The commentary from Dixon Technologies' CFO, Saurabh Gupta, signals a strategic pivot beyond reliance on government incentives like the Production-Linked Incentive (PLI) scheme. Gupta articulated the company's readiness for scenarios where mobile PLI benefits might be curtailed, emphasizing that Dixon's long-term margin growth trajectory remains intact, underpinned by a significant push into backward integration. This strategic shift aims to build resilience against policy fluctuations and enhance intrinsic value through enhanced operational control.
The Backward Integration Imperative
Dixon Technologies is making substantial investments to bring critical component manufacturing in-house, with a particular focus on displays and camera modules. This strategy seeks to reduce dependency on external suppliers, thereby gaining greater control over costs, quality, and supply chain stability. By internalizing more of the value chain, Dixon aims to insulate itself from external shocks, whether they stem from policy changes or global supply disruptions. This move is foundational to the company's projection of margin expansion by fiscal year 2028, a forecast that explicitly factors in the potential removal of PLI benefits for mobile production. The company's robust return ratios, with ROCE around 45.1% and ROE at 32%, underscore its operational efficiency, even as it scales up these integration efforts.

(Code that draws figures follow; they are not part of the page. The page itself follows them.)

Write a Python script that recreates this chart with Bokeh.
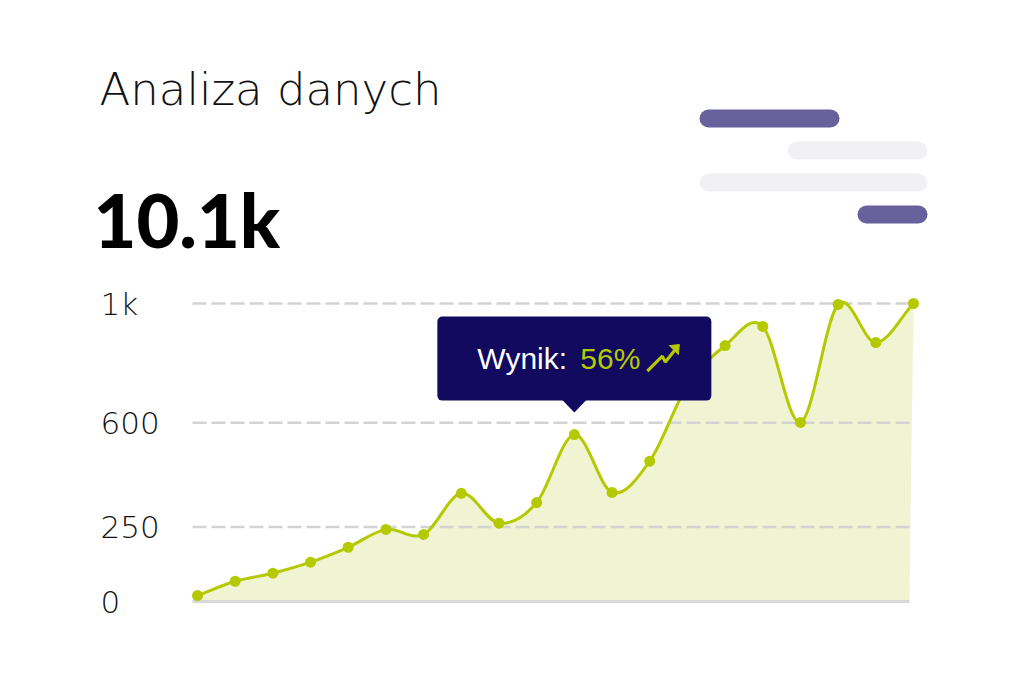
import numpy as np
from bokeh.plotting import figure
from bokeh.models import Range1d
from bokeh.core.properties import value
from bokeh.embed import file_html
from bokeh.resources import INLINE

# ---------------- data ----------------
title_text = "Analiza danych"
kpi_text = "10.1k"
points = [20, 68, 95, 132, 182, 242, 225, 363, 263, 332, 560, 366, 471, 725,
          859, 923, 601, 997, 869, 1000]
y_ticks = [0, 250, 600, 1000]
y_tick_labels = ["0", "250", "600", "1k"]
tooltip_index = 10
tooltip_label = "Wynik:"
tooltip_value = "56%"

# decorative skeleton bars (page pixel layout)
pill_left = [699, 787, 699, 857]
pill_right = [839, 927, 927, 927]
pill_top = [109, 141, 173, 205]
pill_colors = ["#67629b", "#f1f0f5", "#f1f0f5", "#67629b"]

# ---------------- layout ----------------
W, H = 1008, 667
ORIGIN = 0  # page offset of the canvas
X_LEFT_PX, X_RIGHT_PX = 197, 913
Y_ZERO_PX, Y_TOP_PX, Y_TOP_VAL = 601, 303, 1000

n = len(points)
x_step = (X_RIGHT_PX - X_LEFT_PX) / (n - 1)
y_scale = (Y_ZERO_PX - Y_TOP_PX) / Y_TOP_VAL


def X(px):
    return (px - X_LEFT_PX) / x_step


def Y(py):
    return (Y_ZERO_PX - py) / y_scale


LINE = "#b5c900"
AREA = "#f0f4d3"
NAVY = "#110a5e"
GRID = "#d3d3d3"

p = figure(width=W, height=H, output_backend="svg", toolbar_location=None,
           x_range=Range1d(X(ORIGIN), X(ORIGIN + W)),
           y_range=Range1d(Y(ORIGIN + H), Y(ORIGIN)),
           x_axis_location=None, y_axis_location=None,
           min_border=0, outline_line_color=None)
p.xgrid.visible = False
p.ygrid.visible = False
p.background_fill_color = "white"
p.border_fill_color = "white"

xs = np.arange(n, dtype=float)
ys = np.array(points, dtype=float)

# Catmull-Rom tangents -> cubic bezier controls
m = np.empty(n)
m[1:-1] = (ys[2:] - ys[:-2]) / 2
m[0] = ys[1] - ys[0]
m[-1] = ys[-1] - ys[-2]
cx0 = xs[:-1] + 1 / 3
cx1 = xs[1:] - 1 / 3
cy0 = ys[:-1] + m[:-1] / 3
cy1 = ys[1:] - m[1:] / 3

# area under the smooth curve
t = np.linspace(0, 1, 20)[:, None]
bx = ((1 - t) ** 3 * xs[:-1] + 3 * (1 - t) ** 2 * t * cx0 + 3 * (1 - t) * t ** 2 * cx1 + t ** 3 * xs[1:]).T.ravel()
by = ((1 - t) ** 3 * ys[:-1] + 3 * (1 - t) ** 2 * t * cy0 + 3 * (1 - t) * t ** 2 * cy1 + t ** 3 * ys[1:]).T.ravel()
p.patch(np.concatenate([[xs[0]], bx, [X(909)]]), np.concatenate([[0], by, [0]]),
        fill_color=AREA, line_color=None)

# gridlines
gy = [v for v in y_ticks if v != 0]
p.segment(x0=[X(192)] * len(gy), y0=gy, x1=[xs[-1]] * len(gy), y1=gy,
          line_color=GRID, line_width=2.5, line_dash="14 5")
p.segment(x0=[X(192)], y0=[0], x1=[X(909)], y1=[0], line_color="#d9d9d9", line_width=3)

# line + markers
p.bezier(x0=xs[:-1], y0=ys[:-1], x1=xs[1:], y1=ys[1:], cx0=cx0, cy0=cy0, cx1=cx1, cy1=cy1,
         line_color=LINE, line_width=3)
p.scatter(xs, ys, size=11, fill_color=LINE, line_color=None)

# y tick labels
p.text(x=[X(100)] * len(y_ticks), y=y_ticks, text=y_tick_labels,
       text_font=value("DejaVu Sans Light"), text_font_size="31px", text_color="#111111",
       text_baseline="middle", text_align="left")

# titles
p.text(x=[X(99)], y=[Y(89)], text=[title_text], text_font=value("DejaVu Sans Light"),
       text_font_size="45px", text_color="#111111", text_baseline="alphabetic")
p.text(x=[X(93)], y=[Y(219)], text=[kpi_text], text_font=value("Lato Black"),
       text_font_size="74px", text_color="#000000", text_baseline="alphabetic")

# skeleton pills
p.quad(left=[X(v) for v in pill_left], right=[X(v) for v in pill_right],
       top=[Y(v) for v in pill_top], bottom=[Y(v + 18) for v in pill_top],
       fill_color=pill_colors, line_color=None, border_radius=9)

# tooltip anchored at data point
tx = xs[tooltip_index]
tip_py = Y_ZERO_PX - ys[tooltip_index] * y_scale - 22  # page y of arrow tip
tip_px = X_LEFT_PX + tx * x_step


def TX(dx):
    return X(tip_px + dx)


def TY(dy):
    return Y(tip_py + dy)


p.quad(left=[TX(-137)], right=[TX(137)], top=[TY(-96)], bottom=[TY(-12)],
       fill_color=NAVY, line_color=None, border_radius=5)
p.patch([TX(-12), TX(12), TX(0)], [TY(-12.5), TY(-12.5), TY(0)], fill_color=NAVY, line_color=None)
p.text(x=[TX(-97)], y=[TY(-54)], text=[tooltip_label], text_font=value("Liberation Sans"),
       text_font_size="30px", text_color="white", text_baseline="alphabetic")
p.text(x=[TX(6)], y=[TY(-54)], text=[tooltip_value], text_font=value("Liberation Sans"),
       text_font_size="30px", text_color=LINE, text_baseline="alphabetic")
p.line([TX(73), TX(88), TX(91), TX(101)], [TY(-41.5), TY(-56.5), TY(-50.5), TY(-63)],
       line_color=LINE, line_width=3.2)
p.patch([TX(95), TX(105), TX(104)], [TY(-67), TY(-68), TY(-58)], fill_color=LINE, line_color=LINE,
        line_width=1)

open("out.html", "w").write(file_html(p, INLINE))
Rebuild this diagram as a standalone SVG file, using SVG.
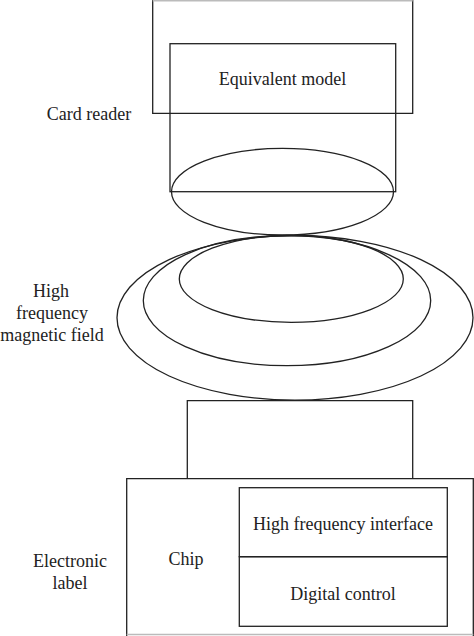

Navigating Policy Shifts and Sector Dynamics
The Indian electronics manufacturing sector is experiencing robust growth, with exports surging to become the third-largest export category in FY25 and projected to ascend further. The government, through initiatives like the PLI scheme and the Electronics Components Manufacturing Scheme (ECMS), has fostered an environment conducive to domestic production. Budget 2026 further reinforced this commitment by proposing a ₹40,000 crore outlay for electronics manufacturing under PLI for FY 2026-27, signaling continued policy support for the sector. Dixon's strategy to de-emphasize direct PLI reliance aligns with this broader government push for self-sufficiency, turning potential policy headwinds into opportunities for enhanced vertical integration. While PLI incentives have contributed to margin boosts, estimated at 0.6-0.7% for mobile phones, Dixon's integration efforts aim for more sustainable, internally generated margin improvements.
Market Valuation and Peer Positioning
Dixon Technologies commands a significant market capitalization, estimated between ₹62,779 crore and ₹67,069 crore as of early February 2026. Its current P/E ratio hovers around 35-40x, which appears more moderate compared to some high-growth peers in the Electronic Manufacturing Services (EMS) sector like PG Electroplast, Amber Enterprises, or Kaynes Technology, whose P/E multiples often exceed 60x and can reach over 100x. Despite its larger scale, Dixon's valuation reflects a market that may be weighing its growth potential against the operational complexities and recent stock volatility, which has seen a year-to-date decline of approximately 29-30%. The company's 52-week trading range of ₹9,835 to ₹18,471 highlights this recent price sensitivity.
Analyst Outlook and Future Trajectory
Despite recent price corrections, the analyst consensus remains largely positive, with a predominant "Buy" rating. Average 12-month price targets suggest an upside potential ranging from over 37% to 67%, with high estimates reaching up to ₹20,600. Analysts note the company's strong EPS, robust financials, and strategic initiatives in component manufacturing as key growth drivers. While some, like Phillip Capital, maintain a bearish view with a target of ₹9,085, reflecting concerns over client-specific issues and competition, the broader sentiment anticipates Dixon's ability to leverage its manufacturing scale and expanding product portfolio to drive future profitability beyond its assembly-centric model.